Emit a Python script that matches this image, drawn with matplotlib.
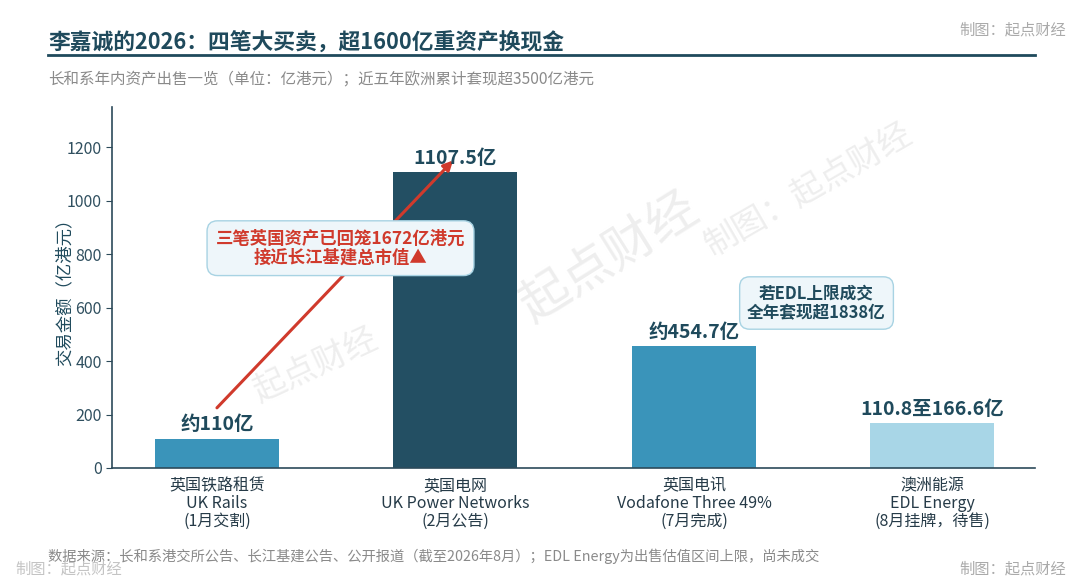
import matplotlib
matplotlib.use('Agg')

import matplotlib.pyplot as plt
from matplotlib.lines import Line2D

plt.rcParams['font.family'] = ['Noto Sans CJK SC', 'DejaVu Sans']

# data (亿港元)
categories = ["英国铁路租赁\nUK Rails\n(1月交割)",
              "英国电网\nUK Power Networks\n(2月公告)",
              "英国电讯\nVodafone Three 49%\n(7月完成)",
              "澳洲能源\nEDL Energy\n(8月挂牌，待售)"]
values = [110, 1107.5, 454.7, 166.6]
value_labels = ["约110亿", "1107.5亿", "约454.7亿", "110.8至166.6亿"]
bar_colors = ["#3a94ba", "#234f63", "#3a94ba", "#a8d6e7"]

dark = "#1f4a5c"
W, H = 1080, 583


def fx(x):
    return x / W


def fy(y):
    return 1 - y / H


fig = plt.figure(figsize=(10.8, 5.83), dpi=100)
ax = fig.add_axes([fx(112), fy(468), fx(1035) - fx(112), fy(107) - fy(468)])

xs = list(range(len(values)))
ax.bar(xs, values, width=0.52, color=bar_colors, zorder=2)

ax.set_xlim(-0.44, 3.43)
ax.set_ylim(0, 1350)
ax.set_yticks(range(0, 1201, 200))
ax.set_xticks(xs)
ax.set_xticklabels(categories, fontsize=11.5, color="#263b48", linespacing=1.05)
ax.tick_params(axis='x', length=0, pad=7)
ax.tick_params(axis='y', labelsize=11.5, labelcolor="#2f4f5f", color="#2c4a5a", length=4)
for s in ['top', 'right']:
    ax.spines[s].set_visible(False)
for s in ['left', 'bottom']:
    ax.spines[s].set_color("#2c4a5a")
    ax.spines[s].set_linewidth(1.2)
ax.set_ylabel("交易金额（亿港元）", fontsize=12.5, color=dark)
ax.yaxis.set_label_coords(-0.042, 0.5)

# value labels
for x, v, lab in zip(xs, values, value_labels):
    ax.annotate(lab, (x, v), xytext=(0, 3), textcoords='offset points',
                ha='center', va='bottom', fontsize=14, fontweight='bold',
                color=dark, zorder=5)

# watermarks
wm = "#eeeeee"
ax.text(fx(315), fy(365), "起点财经", transform=fig.transFigure, rotation=25,
        fontsize=24, color=wm, ha='center', va='center', zorder=0.5)
ax.text(fx(610), fy(257), "起点财经", transform=fig.transFigure, rotation=32,
        fontsize=36, color=wm, ha='center', va='center', zorder=0.5)
ax.text(fx(808), fy(190), "制图：起点财经", transform=fig.transFigure, rotation=30,
        fontsize=24, color=wm, ha='center', va='center', zorder=0.5)

# arrow + callout
ax.annotate("", xy=(0.99, 1150), xytext=(0.0, 225),
            arrowprops=dict(arrowstyle='-|>', color="#d03a2c", lw=2.2,
                            mutation_scale=14, shrinkA=0, shrinkB=0),
            zorder=3)
ax.text(0.518, 822, "三笔英国资产已回笼1672亿港元\n接近长江基建总市值▲",
        ha='center', va='center', fontsize=12.5, fontweight='bold',
        color="#d03a2c", linespacing=1.1, zorder=4,
        bbox=dict(boxstyle='round,pad=0.5,rounding_size=0.6',
                  fc="#eef6fa", ec="#a8d3e3", lw=1))
ax.text(2.514, 617, "若EDL上限成交\n全年套现超1838亿",
        ha='center', va='center', fontsize=12, fontweight='bold',
        color=dark, linespacing=1.1, zorder=4,
        bbox=dict(boxstyle='round,pad=0.45,rounding_size=0.6',
                  fc="#eef6fa", ec="#a8d3e3", lw=1))

# titles and notes
fig.text(fx(48), fy(43), "李嘉诚的2026：四笔大买卖，超1600亿重资产换现金",
         fontsize=15.7, fontweight='bold', color=dark, ha='left', va='center')
fig.add_artist(Line2D([fx(48), fx(1035)], [fy(55), fy(55)],
                      transform=fig.transFigure, color=dark, lw=2))
fig.text(fx(48), fy(79), "长和系年内资产出售一览（单位：亿港元）；近五年欧洲累计套现超3500亿港元",
         fontsize=11.2, color="#8a8a8a", ha='left', va='center')
fig.text(fx(1066), fy(30), "制图：起点财经", fontsize=11, color="#aaaaaa",
         ha='right', va='center')
fig.text(fx(48), fy(556),
         "数据来源：长和系港交所公告、长江基建公告、公开报道（截至2026年8月）；EDL Energy为出售估值区间上限，尚未成交",
         fontsize=10.3, color="#8a8a8a", ha='left', va='center')
fig.text(fx(15), fy(569), "制图：起点财经", fontsize=11, color="#c4c4c4",
         ha='left', va='center')
fig.text(fx(1066), fy(569), "制图：起点财经", fontsize=11, color="#aaaaaa",
         ha='right', va='center')

fig.savefig("out.png", dpi=100)
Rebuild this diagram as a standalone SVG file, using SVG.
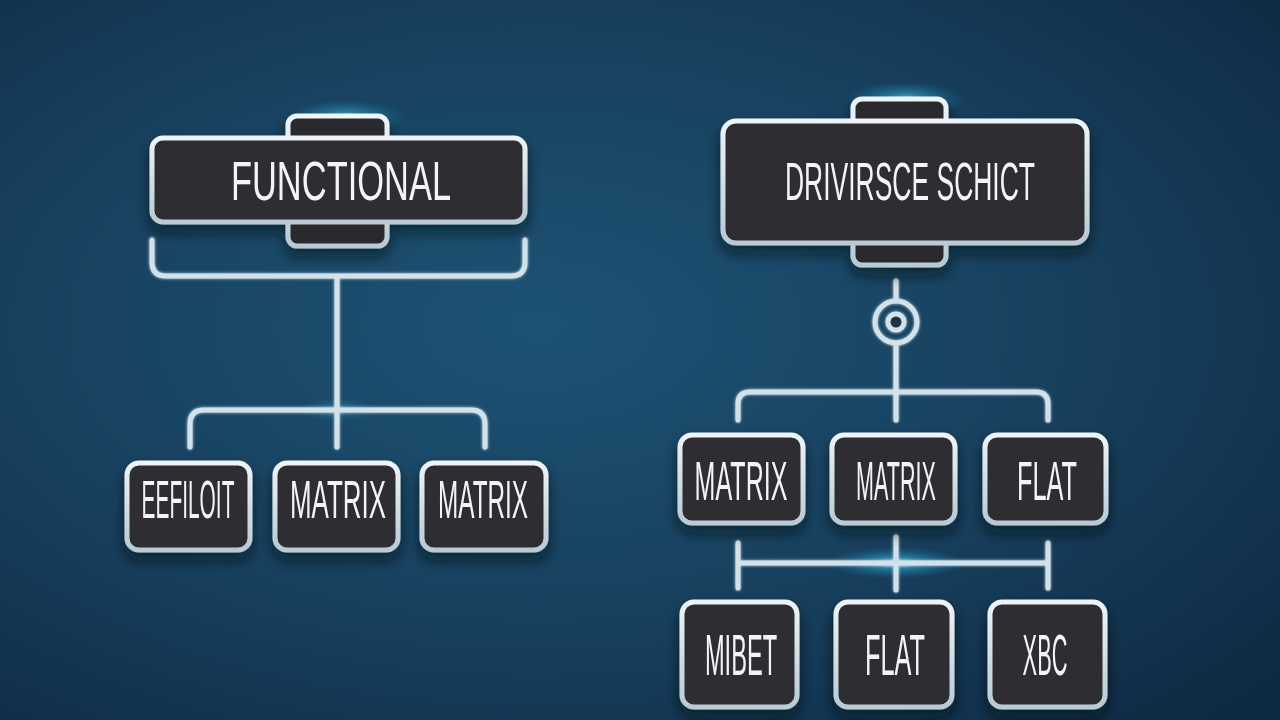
<svg xmlns="http://www.w3.org/2000/svg" width="1280" height="720" viewBox="0 0 1280 720">
<defs>
<radialGradient id="bg" cx="0.42" cy="0.45" r="0.75">
<stop offset="0" stop-color="#1d5274"/>
<stop offset="0.55" stop-color="#17405e"/>
<stop offset="1" stop-color="#0f2a44"/>
</radialGradient>
<linearGradient id="stk" x1="0" y1="0" x2="0" y2="1">
<stop offset="0" stop-color="#eef4f7"/>
<stop offset="1" stop-color="#b9cad4"/>
</linearGradient>
<radialGradient id="glow">
<stop offset="0" stop-color="#9ff0ff" stop-opacity="0.95"/>
<stop offset="0.35" stop-color="#3cc6ee" stop-opacity="0.45"/>
<stop offset="1" stop-color="#1a8fc0" stop-opacity="0"/>
</radialGradient>
<filter id="shadow" x="-20%" y="-20%" width="140%" height="160%">
<feDropShadow dx="0" dy="8" stdDeviation="7" flood-color="#050d18" flood-opacity="0.6"/>
</filter>
<filter id="soft" x="-20%" y="-20%" width="140%" height="140%">
<feGaussianBlur stdDeviation="1.5" result="b"/>
<feMerge><feMergeNode in="b"/><feMergeNode in="SourceGraphic"/></feMerge>
</filter>
<style>
.box{fill:#2d2e30;stroke:url(#stk);stroke-width:5}
.tab{fill:#2a2b2d;stroke:url(#stk);stroke-width:5}
.ln{fill:none;stroke:#d3e2ea;stroke-width:5;stroke-linecap:round;stroke-linejoin:round}
.lbl{fill:#f2f4f5;font-family:"Liberation Sans",Arial,sans-serif;font-weight:400;text-anchor:middle}
</style>
</defs>
<rect width="1280" height="720" fill="url(#bg)"/>

<!-- glows -->
<ellipse cx="345" cy="118" rx="60" ry="18" fill="url(#glow)"/>
<ellipse cx="905" cy="100" rx="60" ry="18" fill="url(#glow)"/>
<ellipse cx="896" cy="563" rx="70" ry="16" fill="url(#glow)"/>
<ellipse cx="337" cy="410" rx="40" ry="12" fill="url(#glow)" opacity="0.5"/>

<g id="connectors" filter="url(#soft)">
<path class="ln" d="M152,240 V262 Q152,276 166,276 H511 Q525,276 525,262 V240"/>
<path class="ln" d="M337,278 V447"/>
<path class="ln" d="M190,447 V424 Q190,410 204,410 H471 Q485,410 485,424 V447"/>
<path class="ln" d="M896,281 V298"/>
<circle cx="896" cy="322" r="21" fill="none" stroke="#d3e2ea" stroke-width="5"/>
<circle cx="896" cy="322" r="8" fill="#1e3346" stroke="#d3e2ea" stroke-width="5"/>
<path class="ln" d="M896,346 V420"/>
<path class="ln" d="M738,420 V404 Q738,392 750,392 H1036 Q1048,392 1048,404 V420"/>
<path class="ln" d="M738,543 V588"/>
<path class="ln" d="M896,537 V590"/>
<path class="ln" d="M1048,543 V588"/>
<path class="ln" d="M740,563 H1046"/>
</g>

<g id="node-functional" filter="url(#shadow)">
<rect class="tab" x="288" y="116" width="99" height="130" rx="9"/>
<rect class="box" x="152" y="138" width="373" height="84" rx="11"/>
<text class="lbl" transform="translate(341,200) scale(0.615,1)" font-size="56" textLength="358" lengthAdjust="spacingAndGlyphs">FUNCTIONAL</text>
</g>

<g id="node-drivirsce" filter="url(#shadow)">
<rect class="tab" x="853" y="99" width="93" height="166" rx="9"/>
<rect class="box" x="723" y="121" width="364" height="122" rx="13"/>
<text class="lbl" transform="translate(910,200) scale(0.5,1)" font-size="53" textLength="500" lengthAdjust="spacingAndGlyphs">DRIVIRSCE SCHICT</text>
</g>

<g id="node-eefiloit" filter="url(#shadow)">
<rect class="box" x="127" y="463" width="123" height="87" rx="12"/>
<text class="lbl" transform="translate(188,518) scale(0.39,1)" font-size="53" textLength="238" lengthAdjust="spacingAndGlyphs">EEFILOIT</text>
</g>
<g id="node-matrix-l1" filter="url(#shadow)">
<rect class="box" x="275" y="463" width="123" height="87" rx="12"/>
<text class="lbl" transform="translate(338,518) scale(0.49,1)" font-size="53" textLength="196" lengthAdjust="spacingAndGlyphs">MATRIX</text>
</g>
<g id="node-matrix-l2" filter="url(#shadow)">
<rect class="box" x="422" y="463" width="124" height="87" rx="12"/>
<text class="lbl" transform="translate(483,518) scale(0.45,1)" font-size="53" textLength="200" lengthAdjust="spacingAndGlyphs">MATRIX</text>
</g>

<g id="node-matrix-r1" filter="url(#shadow)">
<rect class="box" x="680" y="435" width="123" height="88" rx="12"/>
<text class="lbl" transform="translate(741,500) scale(0.44,1)" font-size="56" textLength="211" lengthAdjust="spacingAndGlyphs">MATRIX</text>
</g>
<g id="node-matrix-r2" filter="url(#shadow)">
<rect class="box" x="832" y="435" width="123" height="88" rx="12"/>
<text class="lbl" transform="translate(896,500) scale(0.38,1)" font-size="56" textLength="210" lengthAdjust="spacingAndGlyphs">MATRIX</text>
</g>
<g id="node-flat-r" filter="url(#shadow)">
<rect class="box" x="985" y="435" width="121" height="88" rx="12"/>
<text class="lbl" transform="translate(1047,500) scale(0.44,1)" font-size="56" textLength="136" lengthAdjust="spacingAndGlyphs">FLAT</text>
</g>

<g id="node-mibet" filter="url(#shadow)">
<rect class="box" x="682" y="602" width="115" height="105" rx="12"/>
<text class="lbl" transform="translate(741,675) scale(0.41,1)" font-size="58" textLength="176" lengthAdjust="spacingAndGlyphs">MIBET</text>
</g>
<g id="node-flat-b" filter="url(#shadow)">
<rect class="box" x="836" y="602" width="116" height="105" rx="12"/>
<text class="lbl" transform="translate(895,675) scale(0.425,1)" font-size="58" textLength="141" lengthAdjust="spacingAndGlyphs">FLAT</text>
</g>
<g id="node-xbc" filter="url(#shadow)">
<rect class="box" x="990" y="602" width="115" height="105" rx="12"/>
<text class="lbl" transform="translate(1045,675) scale(0.38,1)" font-size="58" textLength="118" lengthAdjust="spacingAndGlyphs">XBC</text>
</g>
</svg>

Exercise task: Repeat only what runs from the first line of the records above to the line with "ax.yaxis.set_label_coords(-0.042, 0.5)", both included, word for word, minus the pictures.

Final answer:
Emit a Python script that matches this image, drawn with matplotlib.
import matplotlib
matplotlib.use('Agg')

import matplotlib.pyplot as plt
from matplotlib.lines import Line2D

plt.rcParams['font.family'] = ['Noto Sans CJK SC', 'DejaVu Sans']

# data (亿港元)
categories = ["英国铁路租赁\nUK Rails\n(1月交割)",
              "英国电网\nUK Power Networks\n(2月公告)",
              "英国电讯\nVodafone Three 49%\n(7月完成)",
              "澳洲能源\nEDL Energy\n(8月挂牌，待售)"]
values = [110, 1107.5, 454.7, 166.6]
value_labels = ["约110亿", "1107.5亿", "约454.7亿", "110.8至166.6亿"]
bar_colors = ["#3a94ba", "#234f63", "#3a94ba", "#a8d6e7"]

dark = "#1f4a5c"
W, H = 1080, 583


def fx(x):
    return x / W


def fy(y):
    return 1 - y / H


fig = plt.figure(figsize=(10.8, 5.83), dpi=100)
ax = fig.add_axes([fx(112), fy(468), fx(1035) - fx(112), fy(107) - fy(468)])

xs = list(range(len(values)))
ax.bar(xs, values, width=0.52, color=bar_colors, zorder=2)

ax.set_xlim(-0.44, 3.43)
ax.set_ylim(0, 1350)
ax.set_yticks(range(0, 1201, 200))
ax.set_xticks(xs)
ax.set_xticklabels(categories, fontsize=11.5, color="#263b48", linespacing=1.05)
ax.tick_params(axis='x', length=0, pad=7)
ax.tick_params(axis='y', labelsize=11.5, labelcolor="#2f4f5f", color="#2c4a5a", length=4)
for s in ['top', 'right']:
    ax.spines[s].set_visible(False)
for s in ['left', 'bottom']:
    ax.spines[s].set_color("#2c4a5a")
    ax.spines[s].set_linewidth(1.2)
ax.set_ylabel("交易金额（亿港元）", fontsize=12.5, color=dark)
ax.yaxis.set_label_coords(-0.042, 0.5)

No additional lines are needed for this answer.